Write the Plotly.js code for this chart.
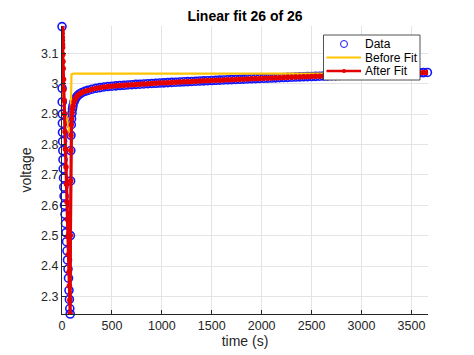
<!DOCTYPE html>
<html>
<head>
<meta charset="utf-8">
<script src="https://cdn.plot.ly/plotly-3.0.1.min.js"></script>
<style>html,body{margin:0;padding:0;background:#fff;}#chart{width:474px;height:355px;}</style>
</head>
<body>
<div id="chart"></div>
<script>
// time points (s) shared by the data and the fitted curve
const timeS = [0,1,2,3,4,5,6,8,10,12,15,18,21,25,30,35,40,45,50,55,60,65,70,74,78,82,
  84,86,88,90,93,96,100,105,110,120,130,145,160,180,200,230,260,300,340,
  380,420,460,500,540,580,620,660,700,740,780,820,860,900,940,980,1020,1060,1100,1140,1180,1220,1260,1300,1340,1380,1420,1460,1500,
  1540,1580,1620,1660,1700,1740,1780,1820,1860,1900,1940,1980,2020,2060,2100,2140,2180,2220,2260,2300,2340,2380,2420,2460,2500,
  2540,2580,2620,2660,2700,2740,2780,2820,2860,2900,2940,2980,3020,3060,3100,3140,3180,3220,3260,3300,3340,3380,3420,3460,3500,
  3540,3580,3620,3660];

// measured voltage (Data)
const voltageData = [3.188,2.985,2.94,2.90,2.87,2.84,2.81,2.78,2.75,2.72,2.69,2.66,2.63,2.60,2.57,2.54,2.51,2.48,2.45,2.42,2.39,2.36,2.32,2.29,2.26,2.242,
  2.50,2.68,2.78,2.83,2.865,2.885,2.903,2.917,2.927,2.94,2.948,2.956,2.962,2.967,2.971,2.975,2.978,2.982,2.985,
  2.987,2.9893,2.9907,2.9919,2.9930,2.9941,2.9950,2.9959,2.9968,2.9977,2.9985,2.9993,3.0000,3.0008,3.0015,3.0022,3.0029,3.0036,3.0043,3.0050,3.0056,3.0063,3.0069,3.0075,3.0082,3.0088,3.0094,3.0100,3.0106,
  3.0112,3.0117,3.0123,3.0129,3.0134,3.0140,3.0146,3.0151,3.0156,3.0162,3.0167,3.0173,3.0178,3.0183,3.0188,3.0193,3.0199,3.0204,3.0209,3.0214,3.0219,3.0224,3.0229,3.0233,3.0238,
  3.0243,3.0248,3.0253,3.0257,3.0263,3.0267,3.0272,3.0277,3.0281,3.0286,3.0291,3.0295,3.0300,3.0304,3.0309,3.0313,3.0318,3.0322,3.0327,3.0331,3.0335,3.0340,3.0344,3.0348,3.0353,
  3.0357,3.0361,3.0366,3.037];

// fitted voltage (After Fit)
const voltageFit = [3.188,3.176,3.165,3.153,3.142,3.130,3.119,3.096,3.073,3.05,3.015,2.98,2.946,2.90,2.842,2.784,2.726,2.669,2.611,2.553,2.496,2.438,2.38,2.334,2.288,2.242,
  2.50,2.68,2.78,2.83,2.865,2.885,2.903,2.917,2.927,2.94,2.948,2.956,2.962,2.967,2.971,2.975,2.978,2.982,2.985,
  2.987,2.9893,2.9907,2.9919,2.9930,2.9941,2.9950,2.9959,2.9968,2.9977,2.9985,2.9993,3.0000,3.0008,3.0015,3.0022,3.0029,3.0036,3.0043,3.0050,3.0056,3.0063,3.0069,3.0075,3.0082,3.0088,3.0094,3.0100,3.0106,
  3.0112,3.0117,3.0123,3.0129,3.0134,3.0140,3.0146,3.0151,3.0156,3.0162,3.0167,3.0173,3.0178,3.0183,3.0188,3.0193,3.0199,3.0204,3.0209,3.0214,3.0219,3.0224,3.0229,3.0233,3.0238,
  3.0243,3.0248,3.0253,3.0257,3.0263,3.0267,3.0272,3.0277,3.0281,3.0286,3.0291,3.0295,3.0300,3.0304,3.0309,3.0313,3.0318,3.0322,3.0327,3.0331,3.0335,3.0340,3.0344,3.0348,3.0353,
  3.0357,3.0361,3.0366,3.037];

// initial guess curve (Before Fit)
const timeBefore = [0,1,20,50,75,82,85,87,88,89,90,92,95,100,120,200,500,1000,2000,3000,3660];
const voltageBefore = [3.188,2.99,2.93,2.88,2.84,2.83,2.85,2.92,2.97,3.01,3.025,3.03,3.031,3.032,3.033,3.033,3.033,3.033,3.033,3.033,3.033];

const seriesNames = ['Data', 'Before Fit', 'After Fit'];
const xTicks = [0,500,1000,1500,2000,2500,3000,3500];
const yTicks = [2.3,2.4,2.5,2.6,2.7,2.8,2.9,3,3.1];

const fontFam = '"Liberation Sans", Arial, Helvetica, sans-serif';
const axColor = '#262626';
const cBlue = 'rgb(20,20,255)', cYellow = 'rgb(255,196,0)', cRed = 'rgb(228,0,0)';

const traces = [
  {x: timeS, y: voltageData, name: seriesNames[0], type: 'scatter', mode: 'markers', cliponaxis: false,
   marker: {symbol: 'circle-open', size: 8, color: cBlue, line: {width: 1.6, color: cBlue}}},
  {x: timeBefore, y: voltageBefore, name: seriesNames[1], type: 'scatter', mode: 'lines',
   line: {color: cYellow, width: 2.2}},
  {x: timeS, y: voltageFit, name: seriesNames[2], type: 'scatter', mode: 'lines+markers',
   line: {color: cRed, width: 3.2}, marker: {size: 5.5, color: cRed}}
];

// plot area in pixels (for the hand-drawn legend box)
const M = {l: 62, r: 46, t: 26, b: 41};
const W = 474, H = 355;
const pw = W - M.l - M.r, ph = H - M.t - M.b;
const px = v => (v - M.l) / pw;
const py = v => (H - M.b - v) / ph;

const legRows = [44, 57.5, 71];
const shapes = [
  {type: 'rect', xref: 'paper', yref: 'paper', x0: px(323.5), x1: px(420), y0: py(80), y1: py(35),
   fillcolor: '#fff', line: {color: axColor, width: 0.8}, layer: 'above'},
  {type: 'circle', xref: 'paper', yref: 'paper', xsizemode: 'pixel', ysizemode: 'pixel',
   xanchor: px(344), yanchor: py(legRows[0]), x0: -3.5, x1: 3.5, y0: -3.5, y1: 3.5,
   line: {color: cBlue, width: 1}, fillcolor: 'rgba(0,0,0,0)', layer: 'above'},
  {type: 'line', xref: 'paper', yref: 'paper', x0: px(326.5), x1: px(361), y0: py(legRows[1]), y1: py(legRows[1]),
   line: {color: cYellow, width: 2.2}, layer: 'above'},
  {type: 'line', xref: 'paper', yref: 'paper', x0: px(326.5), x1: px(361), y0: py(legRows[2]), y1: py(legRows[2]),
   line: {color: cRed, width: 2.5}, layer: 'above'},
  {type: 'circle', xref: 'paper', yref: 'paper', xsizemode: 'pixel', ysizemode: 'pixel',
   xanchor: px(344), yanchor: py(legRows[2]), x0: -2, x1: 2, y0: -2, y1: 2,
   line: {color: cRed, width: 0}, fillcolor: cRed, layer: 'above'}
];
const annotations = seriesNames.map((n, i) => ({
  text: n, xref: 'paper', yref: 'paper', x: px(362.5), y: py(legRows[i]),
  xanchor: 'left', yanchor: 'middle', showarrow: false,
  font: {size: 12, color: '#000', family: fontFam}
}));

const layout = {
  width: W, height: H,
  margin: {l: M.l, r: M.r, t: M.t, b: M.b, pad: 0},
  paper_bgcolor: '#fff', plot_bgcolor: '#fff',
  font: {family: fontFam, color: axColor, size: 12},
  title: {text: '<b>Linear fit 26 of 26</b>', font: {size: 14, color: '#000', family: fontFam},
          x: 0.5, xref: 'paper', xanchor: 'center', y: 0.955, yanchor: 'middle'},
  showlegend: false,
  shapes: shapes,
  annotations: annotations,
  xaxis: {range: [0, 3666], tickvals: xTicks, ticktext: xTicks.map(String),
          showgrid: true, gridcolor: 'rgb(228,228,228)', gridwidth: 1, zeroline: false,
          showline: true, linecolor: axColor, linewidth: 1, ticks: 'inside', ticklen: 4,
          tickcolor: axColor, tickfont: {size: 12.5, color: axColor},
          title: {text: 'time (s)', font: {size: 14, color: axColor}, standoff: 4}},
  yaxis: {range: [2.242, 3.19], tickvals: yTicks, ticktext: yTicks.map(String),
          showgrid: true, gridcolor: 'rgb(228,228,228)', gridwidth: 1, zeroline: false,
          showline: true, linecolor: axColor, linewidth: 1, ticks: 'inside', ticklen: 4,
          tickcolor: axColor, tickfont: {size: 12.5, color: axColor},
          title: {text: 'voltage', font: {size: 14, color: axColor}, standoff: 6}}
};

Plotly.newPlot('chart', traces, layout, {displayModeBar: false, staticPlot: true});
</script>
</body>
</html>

:::

* [TASK DIRECTIONS]: Check the data for the word "chart" and pull out the lines that have it.

* [WRITTEN RESPONSE]:
Write the Plotly.js code for this chart.
<style>html,body{margin:0;padding:0;background:#fff;}#chart{width:474px;height:355px;}</style>
<div id="chart"></div>
Plotly.newPlot('chart', traces, layout, {displayModeBar: false, staticPlot: true});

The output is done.